What's the best stop loss size for VIX 75 trading?
There's no one-size-fits-all answer, as the optimal stop loss depends on your trading strategy and timeframe. However, most professional VIX 75 traders use stop losses between 30-100 pips. Shorter-term scalpers might use 20-40 pip stops, while swing traders might use 70-150 pip stops. The key is to place your stop at a level that invalidates your trade thesis, not at an arbitrary number. Our calculator helps you determine the appropriate position size for whatever stop loss you choose.
Can I use this calculator for other volatile instruments like NAS100 or Oil?
While this calculator is optimized for VIX 75, you can use it for other volatile instruments with some adjustments. For NAS100 or Oil, you would need to: 1) Adjust the pip value calculation (as these instruments have different contract sizes), 2) Modify the volatility assumptions, and 3) Consider the different margin requirements. The core position sizing formula remains the same, but the specific parameters would need to be tailored to each instrument. For most accurate results, we recommend using instrument-specific calculators.
How often should I recalculate my position size?
You should recalculate your position size: 1) Before every new trade, 2) After any significant change in your account balance (up or down by 10% or more), 3) When your risk tolerance changes, 4) When market volatility changes significantly, and 5) When you change your trading strategy. The VIX 75's volatility means that market conditions can change rapidly, so it's important to regularly reassess your position sizing to ensure it remains appropriate for current conditions.

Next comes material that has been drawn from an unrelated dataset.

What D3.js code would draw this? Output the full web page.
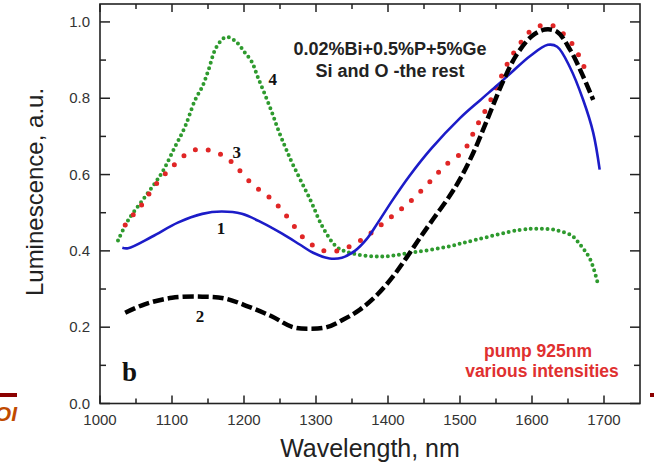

What's the maximum position size I should ever take in VIX 75?
As a general rule, you should never risk more than 5% of your account on a single VIX 75 trade, and most professionals recommend keeping it at 2% or less. The maximum position size depends on your account size, stop loss, and leverage. For example, with a $10,000 account, 1% risk, 50 pip stop, and 1:50 leverage at a 12,500 price, your maximum position size would be about 20 lots. However, this is the absolute maximum - in practice, you should often use smaller sizes to account for the VIX 75's unpredictable nature. Our calculator will show you both the recommended position size and the maximum possible size for your inputs.